* _The task_
Which lines below hold the word "diagram"? Copy all of them.

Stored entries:
------------------------------------------------

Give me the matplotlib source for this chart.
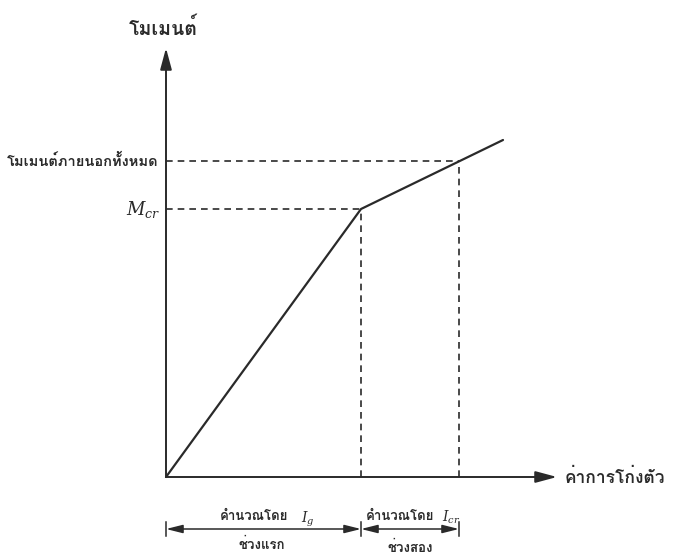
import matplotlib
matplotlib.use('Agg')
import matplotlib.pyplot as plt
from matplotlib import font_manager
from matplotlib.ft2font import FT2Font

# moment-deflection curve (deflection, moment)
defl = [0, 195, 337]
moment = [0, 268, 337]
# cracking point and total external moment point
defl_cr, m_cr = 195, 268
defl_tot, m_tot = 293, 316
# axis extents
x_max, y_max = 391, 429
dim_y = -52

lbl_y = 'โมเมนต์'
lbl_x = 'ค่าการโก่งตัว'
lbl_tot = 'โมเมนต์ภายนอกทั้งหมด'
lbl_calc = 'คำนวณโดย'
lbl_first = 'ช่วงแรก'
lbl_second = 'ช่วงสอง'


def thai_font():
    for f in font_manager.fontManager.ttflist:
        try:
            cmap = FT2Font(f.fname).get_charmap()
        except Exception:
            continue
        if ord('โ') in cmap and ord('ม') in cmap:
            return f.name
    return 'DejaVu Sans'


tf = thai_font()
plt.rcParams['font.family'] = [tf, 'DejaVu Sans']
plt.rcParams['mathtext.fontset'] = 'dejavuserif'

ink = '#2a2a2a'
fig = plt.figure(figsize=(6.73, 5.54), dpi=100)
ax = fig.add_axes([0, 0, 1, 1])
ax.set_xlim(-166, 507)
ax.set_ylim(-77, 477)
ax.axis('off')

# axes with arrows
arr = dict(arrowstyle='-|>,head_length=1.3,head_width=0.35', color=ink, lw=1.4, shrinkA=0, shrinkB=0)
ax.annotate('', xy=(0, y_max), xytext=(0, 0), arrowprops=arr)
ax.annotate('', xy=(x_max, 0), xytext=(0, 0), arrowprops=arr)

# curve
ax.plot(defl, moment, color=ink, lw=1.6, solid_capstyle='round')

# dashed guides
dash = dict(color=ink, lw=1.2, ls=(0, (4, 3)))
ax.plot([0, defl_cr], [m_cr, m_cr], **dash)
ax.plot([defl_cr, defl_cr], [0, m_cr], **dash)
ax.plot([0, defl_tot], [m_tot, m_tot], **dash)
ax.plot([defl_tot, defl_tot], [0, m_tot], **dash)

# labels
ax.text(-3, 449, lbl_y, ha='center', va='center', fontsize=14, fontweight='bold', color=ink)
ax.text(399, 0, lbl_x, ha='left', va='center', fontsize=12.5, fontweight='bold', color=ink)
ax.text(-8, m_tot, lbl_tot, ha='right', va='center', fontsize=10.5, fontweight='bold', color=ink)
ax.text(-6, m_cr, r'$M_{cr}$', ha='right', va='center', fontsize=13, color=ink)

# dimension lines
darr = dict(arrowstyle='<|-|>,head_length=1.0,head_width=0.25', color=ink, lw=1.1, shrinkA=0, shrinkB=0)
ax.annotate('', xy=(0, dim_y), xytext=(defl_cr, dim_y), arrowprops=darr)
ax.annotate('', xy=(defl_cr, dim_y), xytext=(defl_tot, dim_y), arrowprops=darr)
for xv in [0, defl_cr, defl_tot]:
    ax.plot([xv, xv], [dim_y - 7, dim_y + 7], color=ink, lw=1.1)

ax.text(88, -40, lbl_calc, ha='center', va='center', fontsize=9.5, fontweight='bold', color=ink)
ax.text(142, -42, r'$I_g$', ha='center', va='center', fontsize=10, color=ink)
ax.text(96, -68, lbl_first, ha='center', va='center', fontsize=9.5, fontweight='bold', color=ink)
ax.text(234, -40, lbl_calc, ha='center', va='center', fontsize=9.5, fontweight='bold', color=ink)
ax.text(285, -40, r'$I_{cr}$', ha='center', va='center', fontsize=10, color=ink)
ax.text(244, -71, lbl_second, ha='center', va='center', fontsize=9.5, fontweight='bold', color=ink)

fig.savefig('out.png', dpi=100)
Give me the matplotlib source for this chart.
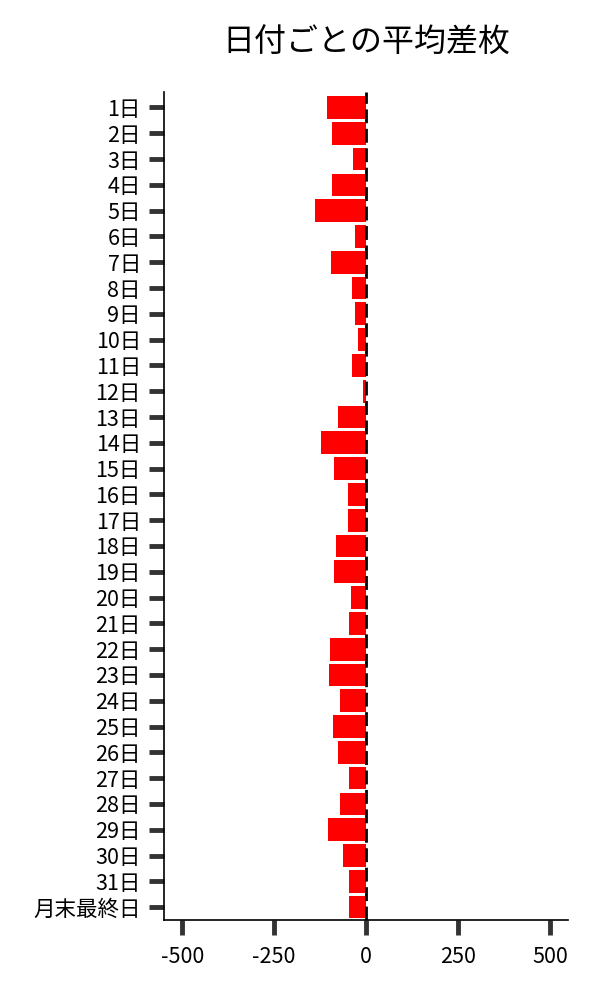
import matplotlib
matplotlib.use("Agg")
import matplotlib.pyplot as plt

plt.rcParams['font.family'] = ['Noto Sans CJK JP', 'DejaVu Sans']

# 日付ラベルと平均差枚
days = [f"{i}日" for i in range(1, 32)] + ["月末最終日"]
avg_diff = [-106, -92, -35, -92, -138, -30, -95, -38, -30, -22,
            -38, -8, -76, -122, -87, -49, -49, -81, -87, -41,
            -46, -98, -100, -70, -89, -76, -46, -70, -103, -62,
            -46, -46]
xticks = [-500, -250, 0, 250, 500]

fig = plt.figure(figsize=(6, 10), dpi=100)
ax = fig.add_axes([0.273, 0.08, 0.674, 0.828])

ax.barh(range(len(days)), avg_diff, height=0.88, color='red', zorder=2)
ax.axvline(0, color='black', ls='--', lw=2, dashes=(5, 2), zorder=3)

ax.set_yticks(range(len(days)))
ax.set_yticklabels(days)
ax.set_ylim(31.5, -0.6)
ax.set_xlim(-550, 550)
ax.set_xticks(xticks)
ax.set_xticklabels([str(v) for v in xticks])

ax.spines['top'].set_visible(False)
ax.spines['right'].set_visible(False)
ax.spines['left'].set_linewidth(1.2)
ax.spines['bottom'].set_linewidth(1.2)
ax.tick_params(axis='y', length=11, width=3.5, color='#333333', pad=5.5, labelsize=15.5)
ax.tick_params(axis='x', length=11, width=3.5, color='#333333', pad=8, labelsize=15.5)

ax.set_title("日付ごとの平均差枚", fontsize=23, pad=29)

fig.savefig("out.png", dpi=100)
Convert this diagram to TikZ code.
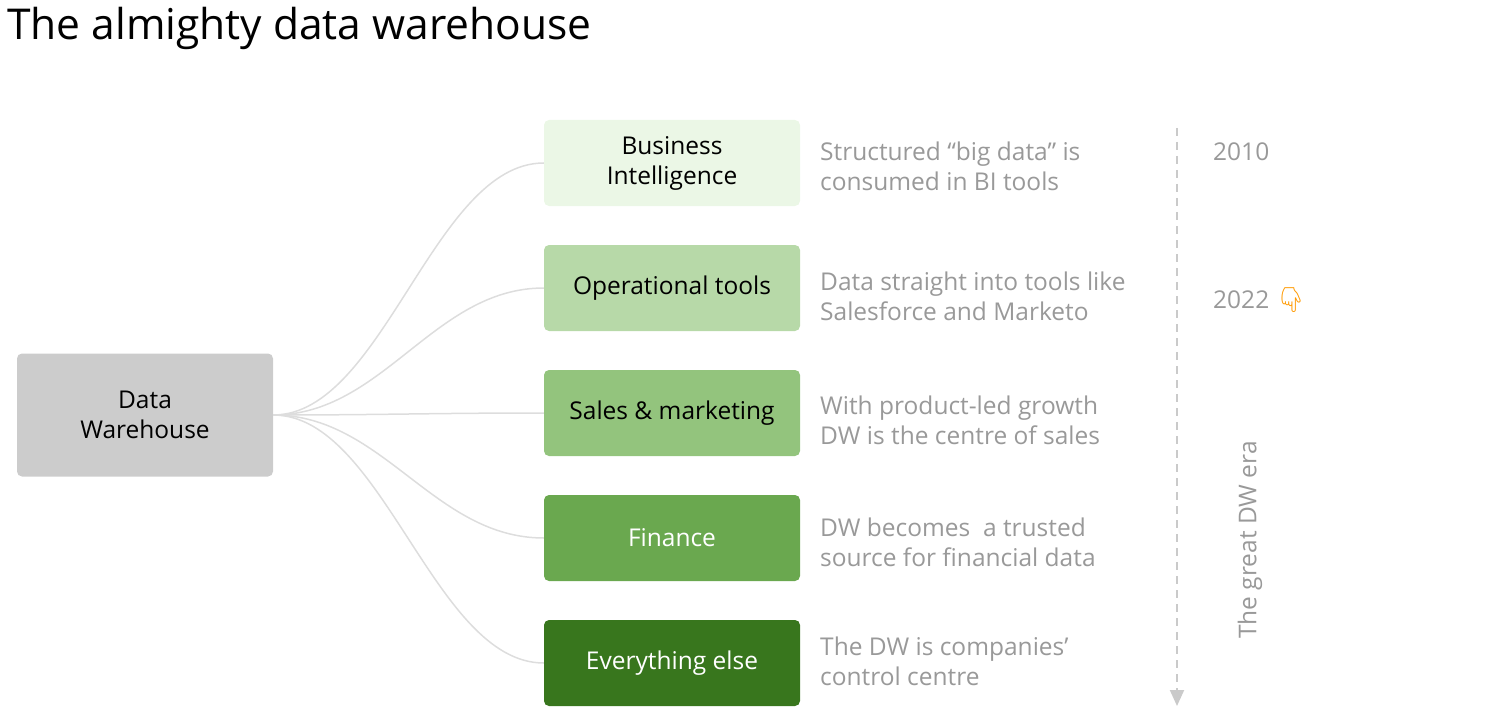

------------------------------------------------

* _Exercise solution_
Convert this diagram to TikZ code.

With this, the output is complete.